(Dataset items)
__________
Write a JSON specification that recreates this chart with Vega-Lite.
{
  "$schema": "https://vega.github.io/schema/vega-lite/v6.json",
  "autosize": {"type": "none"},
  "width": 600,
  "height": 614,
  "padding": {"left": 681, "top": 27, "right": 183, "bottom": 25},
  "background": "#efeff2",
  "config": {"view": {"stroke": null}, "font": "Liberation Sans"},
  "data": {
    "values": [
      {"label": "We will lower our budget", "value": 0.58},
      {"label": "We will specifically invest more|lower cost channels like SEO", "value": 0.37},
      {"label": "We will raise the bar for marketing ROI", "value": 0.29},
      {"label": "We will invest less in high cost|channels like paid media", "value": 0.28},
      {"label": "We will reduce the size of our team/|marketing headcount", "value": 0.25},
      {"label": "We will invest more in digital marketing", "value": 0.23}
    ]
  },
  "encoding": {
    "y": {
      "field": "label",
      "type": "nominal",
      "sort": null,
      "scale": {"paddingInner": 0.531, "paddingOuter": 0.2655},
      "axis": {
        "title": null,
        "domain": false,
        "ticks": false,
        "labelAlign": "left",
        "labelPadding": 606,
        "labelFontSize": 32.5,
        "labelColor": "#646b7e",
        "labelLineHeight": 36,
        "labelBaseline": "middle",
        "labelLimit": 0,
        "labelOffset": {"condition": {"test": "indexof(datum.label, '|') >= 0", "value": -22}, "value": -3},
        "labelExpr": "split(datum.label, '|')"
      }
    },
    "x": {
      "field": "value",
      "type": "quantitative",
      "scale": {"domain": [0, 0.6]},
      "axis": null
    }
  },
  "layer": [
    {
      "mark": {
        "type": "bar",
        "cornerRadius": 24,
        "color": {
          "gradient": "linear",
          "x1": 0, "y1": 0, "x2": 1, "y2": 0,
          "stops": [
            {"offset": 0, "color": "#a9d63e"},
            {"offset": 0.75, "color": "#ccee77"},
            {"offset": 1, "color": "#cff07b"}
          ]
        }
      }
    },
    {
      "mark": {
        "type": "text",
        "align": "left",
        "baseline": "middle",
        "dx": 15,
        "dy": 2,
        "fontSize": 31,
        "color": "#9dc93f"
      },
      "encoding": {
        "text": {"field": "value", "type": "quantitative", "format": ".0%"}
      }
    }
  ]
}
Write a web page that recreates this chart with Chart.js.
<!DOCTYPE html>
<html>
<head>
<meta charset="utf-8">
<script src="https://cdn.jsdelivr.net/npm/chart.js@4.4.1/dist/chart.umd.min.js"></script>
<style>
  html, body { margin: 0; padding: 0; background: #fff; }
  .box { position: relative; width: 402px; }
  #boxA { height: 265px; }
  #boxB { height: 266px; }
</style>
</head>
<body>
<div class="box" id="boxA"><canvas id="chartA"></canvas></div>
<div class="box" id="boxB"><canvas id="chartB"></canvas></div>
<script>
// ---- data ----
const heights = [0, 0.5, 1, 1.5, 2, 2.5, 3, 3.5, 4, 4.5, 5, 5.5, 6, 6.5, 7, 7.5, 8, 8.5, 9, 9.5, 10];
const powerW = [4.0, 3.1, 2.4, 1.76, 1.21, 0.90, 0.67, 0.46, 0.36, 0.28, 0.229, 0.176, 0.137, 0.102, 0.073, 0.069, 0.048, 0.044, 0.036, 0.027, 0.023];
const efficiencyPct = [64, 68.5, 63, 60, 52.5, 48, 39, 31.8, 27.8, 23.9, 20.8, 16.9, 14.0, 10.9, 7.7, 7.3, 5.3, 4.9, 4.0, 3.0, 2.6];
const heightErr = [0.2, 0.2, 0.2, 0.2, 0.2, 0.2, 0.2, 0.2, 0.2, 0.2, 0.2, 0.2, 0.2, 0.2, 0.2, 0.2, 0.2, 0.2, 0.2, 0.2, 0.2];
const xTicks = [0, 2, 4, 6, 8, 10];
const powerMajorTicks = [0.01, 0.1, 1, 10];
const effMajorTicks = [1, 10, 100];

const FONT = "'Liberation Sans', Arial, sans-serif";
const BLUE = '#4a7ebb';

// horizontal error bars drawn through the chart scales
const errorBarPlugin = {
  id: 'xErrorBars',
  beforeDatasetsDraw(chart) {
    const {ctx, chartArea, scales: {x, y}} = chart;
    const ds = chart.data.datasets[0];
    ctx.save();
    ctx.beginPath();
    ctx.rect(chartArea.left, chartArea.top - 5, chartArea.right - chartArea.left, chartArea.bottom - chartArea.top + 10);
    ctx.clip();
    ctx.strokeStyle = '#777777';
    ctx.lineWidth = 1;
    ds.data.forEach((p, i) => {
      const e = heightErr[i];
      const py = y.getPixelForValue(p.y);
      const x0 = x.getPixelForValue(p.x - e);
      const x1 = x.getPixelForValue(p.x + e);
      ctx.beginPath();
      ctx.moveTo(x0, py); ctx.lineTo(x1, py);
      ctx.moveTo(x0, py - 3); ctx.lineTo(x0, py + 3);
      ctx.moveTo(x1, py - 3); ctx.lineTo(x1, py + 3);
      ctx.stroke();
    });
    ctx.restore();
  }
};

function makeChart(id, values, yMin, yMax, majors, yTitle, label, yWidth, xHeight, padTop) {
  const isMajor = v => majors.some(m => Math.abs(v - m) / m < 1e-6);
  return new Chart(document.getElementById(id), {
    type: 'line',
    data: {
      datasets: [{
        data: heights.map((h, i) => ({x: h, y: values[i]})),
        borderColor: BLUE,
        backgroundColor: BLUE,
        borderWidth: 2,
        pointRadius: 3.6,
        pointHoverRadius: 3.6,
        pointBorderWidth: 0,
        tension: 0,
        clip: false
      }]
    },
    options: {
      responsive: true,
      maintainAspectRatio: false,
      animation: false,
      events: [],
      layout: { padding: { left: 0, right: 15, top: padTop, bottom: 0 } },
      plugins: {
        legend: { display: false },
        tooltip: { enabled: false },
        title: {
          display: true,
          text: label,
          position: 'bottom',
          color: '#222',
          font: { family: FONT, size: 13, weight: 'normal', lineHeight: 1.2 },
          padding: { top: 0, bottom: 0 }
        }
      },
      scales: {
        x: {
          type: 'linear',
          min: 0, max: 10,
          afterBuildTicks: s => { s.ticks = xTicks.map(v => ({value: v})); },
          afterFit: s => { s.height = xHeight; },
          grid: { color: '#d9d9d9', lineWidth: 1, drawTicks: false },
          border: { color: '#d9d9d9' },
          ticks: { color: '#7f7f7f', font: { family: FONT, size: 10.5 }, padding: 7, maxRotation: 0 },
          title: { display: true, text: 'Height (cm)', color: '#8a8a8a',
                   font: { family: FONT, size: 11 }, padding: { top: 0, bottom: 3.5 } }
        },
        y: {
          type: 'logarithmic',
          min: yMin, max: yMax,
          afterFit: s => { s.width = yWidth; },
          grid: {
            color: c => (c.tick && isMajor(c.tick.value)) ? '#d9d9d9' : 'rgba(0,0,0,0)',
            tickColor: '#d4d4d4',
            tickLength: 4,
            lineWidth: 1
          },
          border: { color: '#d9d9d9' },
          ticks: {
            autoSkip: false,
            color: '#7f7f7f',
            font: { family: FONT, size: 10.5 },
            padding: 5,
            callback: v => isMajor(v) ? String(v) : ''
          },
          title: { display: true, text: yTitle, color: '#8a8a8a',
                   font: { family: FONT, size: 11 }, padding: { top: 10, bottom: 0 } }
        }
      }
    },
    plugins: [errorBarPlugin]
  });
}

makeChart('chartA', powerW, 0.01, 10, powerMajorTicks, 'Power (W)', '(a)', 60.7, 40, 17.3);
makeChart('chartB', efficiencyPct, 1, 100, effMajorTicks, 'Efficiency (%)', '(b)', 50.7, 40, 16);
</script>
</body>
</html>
__________
Written problem =
Return every entry exactly as given.

Complete answer =
Write a JSON specification that recreates this chart with Vega-Lite.
{
  "$schema": "https://vega.github.io/schema/vega-lite/v6.json",
  "autosize": {"type": "none"},
  "width": 600,
  "height": 614,
  "padding": {"left": 681, "top": 27, "right": 183, "bottom": 25},
  "background": "#efeff2",
  "config": {"view": {"stroke": null}, "font": "Liberation Sans"},
  "data": {
    "values": [
      {"label": "We will lower our budget", "value": 0.58},
      {"label": "We will specifically invest more|lower cost channels like SEO", "value": 0.37},
      {"label": "We will raise the bar for marketing ROI", "value": 0.29},
      {"label": "We will invest less in high cost|channels like paid media", "value": 0.28},
      {"label": "We will reduce the size of our team/|marketing headcount", "value": 0.25},
      {"label": "We will invest more in digital marketing", "value": 0.23}
    ]
  },
  "encoding": {
    "y": {
      "field": "label",
      "type": "nominal",
      "sort": null,
      "scale": {"paddingInner": 0.531, "paddingOuter": 0.2655},
      "axis": {
        "title": null,
        "domain": false,
        "ticks": false,
        "labelAlign": "left",
        "labelPadding": 606,
        "labelFontSize": 32.5,
        "labelColor": "#646b7e",
        "labelLineHeight": 36,
        "labelBaseline": "middle",
        "labelLimit": 0,
        "labelOffset": {"condition": {"test": "indexof(datum.label, '|') >= 0", "value": -22}, "value": -3},
        "labelExpr": "split(datum.label, '|')"
      }
    },
    "x": {
      "field": "value",
      "type": "quantitative",
      "scale": {"domain": [0, 0.6]},
      "axis": null
    }
  },
  "layer": [
    {
      "mark": {
        "type": "bar",
        "cornerRadius": 24,
        "color": {
          "gradient": "linear",
          "x1": 0, "y1": 0, "x2": 1, "y2": 0,
          "stops": [
            {"offset": 0, "color": "#a9d63e"},
            {"offset": 0.75, "color": "#ccee77"},
            {"offset": 1, "color": "#cff07b"}
          ]
        }
      }
    },
    {
      "mark": {
        "type": "text",
        "align": "left",
        "baseline": "middle",
        "dx": 15,
        "dy": 2,
        "fontSize": 31,
        "color": "#9dc93f"
      },
      "encoding": {
        "text": {"field": "value", "type": "quantitative", "format": ".0%"}
      }
    }
  ]
}
Write a web page that recreates this chart with Chart.js.
<!DOCTYPE html>
<html>
<head>
<meta charset="utf-8">
<script src="https://cdn.jsdelivr.net/npm/chart.js@4.4.1/dist/chart.umd.min.js"></script>
<style>
  html, body { margin: 0; padding: 0; background: #fff; }
  .box { position: relative; width: 402px; }
  #boxA { height: 265px; }
  #boxB { height: 266px; }
</style>
</head>
<body>
<div class="box" id="boxA"><canvas id="chartA"></canvas></div>
<div class="box" id="boxB"><canvas id="chartB"></canvas></div>
<script>
// ---- data ----
const heights = [0, 0.5, 1, 1.5, 2, 2.5, 3, 3.5, 4, 4.5, 5, 5.5, 6, 6.5, 7, 7.5, 8, 8.5, 9, 9.5, 10];
const powerW = [4.0, 3.1, 2.4, 1.76, 1.21, 0.90, 0.67, 0.46, 0.36, 0.28, 0.229, 0.176, 0.137, 0.102, 0.073, 0.069, 0.048, 0.044, 0.036, 0.027, 0.023];
const efficiencyPct = [64, 68.5, 63, 60, 52.5, 48, 39, 31.8, 27.8, 23.9, 20.8, 16.9, 14.0, 10.9, 7.7, 7.3, 5.3, 4.9, 4.0, 3.0, 2.6];
const heightErr = [0.2, 0.2, 0.2, 0.2, 0.2, 0.2, 0.2, 0.2, 0.2, 0.2, 0.2, 0.2, 0.2, 0.2, 0.2, 0.2, 0.2, 0.2, 0.2, 0.2, 0.2];
const xTicks = [0, 2, 4, 6, 8, 10];
const powerMajorTicks = [0.01, 0.1, 1, 10];
const effMajorTicks = [1, 10, 100];

const FONT = "'Liberation Sans', Arial, sans-serif";
const BLUE = '#4a7ebb';

// horizontal error bars drawn through the chart scales
const errorBarPlugin = {
  id: 'xErrorBars',
  beforeDatasetsDraw(chart) {
    const {ctx, chartArea, scales: {x, y}} = chart;
    const ds = chart.data.datasets[0];
    ctx.save();
    ctx.beginPath();
    ctx.rect(chartArea.left, chartArea.top - 5, chartArea.right - chartArea.left, chartArea.bottom - chartArea.top + 10);
    ctx.clip();
    ctx.strokeStyle = '#777777';
    ctx.lineWidth = 1;
    ds.data.forEach((p, i) => {
      const e = heightErr[i];
      const py = y.getPixelForValue(p.y);
      const x0 = x.getPixelForValue(p.x - e);
      const x1 = x.getPixelForValue(p.x + e);
      ctx.beginPath();
      ctx.moveTo(x0, py); ctx.lineTo(x1, py);
      ctx.moveTo(x0, py - 3); ctx.lineTo(x0, py + 3);
      ctx.moveTo(x1, py - 3); ctx.lineTo(x1, py + 3);
      ctx.stroke();
    });
    ctx.restore();
  }
};

function makeChart(id, values, yMin, yMax, majors, yTitle, label, yWidth, xHeight, padTop) {
  const isMajor = v => majors.some(m => Math.abs(v - m) / m < 1e-6);
  return new Chart(document.getElementById(id), {
    type: 'line',
    data: {
      datasets: [{
        data: heights.map((h, i) => ({x: h, y: values[i]})),
        borderColor: BLUE,
        backgroundColor: BLUE,
        borderWidth: 2,
        pointRadius: 3.6,
        pointHoverRadius: 3.6,
        pointBorderWidth: 0,
        tension: 0,
        clip: false
      }]
    },
    options: {
      responsive: true,
      maintainAspectRatio: false,
      animation: false,
      events: [],
      layout: { padding: { left: 0, right: 15, top: padTop, bottom: 0 } },
      plugins: {
        legend: { display: false },
        tooltip: { enabled: false },
        title: {
          display: true,
          text: label,
          position: 'bottom',
          color: '#222',
          font: { family: FONT, size: 13, weight: 'normal', lineHeight: 1.2 },
          padding: { top: 0, bottom: 0 }
        }
      },
      scales: {
        x: {
          type: 'linear',
          min: 0, max: 10,
          afterBuildTicks: s => { s.ticks = xTicks.map(v => ({value: v})); },
          afterFit: s => { s.height = xHeight; },
          grid: { color: '#d9d9d9', lineWidth: 1, drawTicks: false },
          border: { color: '#d9d9d9' },
          ticks: { color: '#7f7f7f', font: { family: FONT, size: 10.5 }, padding: 7, maxRotation: 0 },
          title: { display: true, text: 'Height (cm)', color: '#8a8a8a',
                   font: { family: FONT, size: 11 }, padding: { top: 0, bottom: 3.5 } }
        },
        y: {
          type: 'logarithmic',
          min: yMin, max: yMax,
          afterFit: s => { s.width = yWidth; },
          grid: {
            color: c => (c.tick && isMajor(c.tick.value)) ? '#d9d9d9' : 'rgba(0,0,0,0)',
            tickColor: '#d4d4d4',
            tickLength: 4,
            lineWidth: 1
          },
          border: { color: '#d9d9d9' },
          ticks: {
            autoSkip: false,
            color: '#7f7f7f',
            font: { family: FONT, size: 10.5 },
            padding: 5,
            callback: v => isMajor(v) ? String(v) : ''
          },
          title: { display: true, text: yTitle, color: '#8a8a8a',
                   font: { family: FONT, size: 11 }, padding: { top: 10, bottom: 0 } }
        }
      }
    },
    plugins: [errorBarPlugin]
  });
}

makeChart('chartA', powerW, 0.01, 10, powerMajorTicks, 'Power (W)', '(a)', 60.7, 40, 17.3);
makeChart('chartB', efficiencyPct, 1, 100, effMajorTicks, 'Efficiency (%)', '(b)', 50.7, 40, 16);
</script>
</body>
</html>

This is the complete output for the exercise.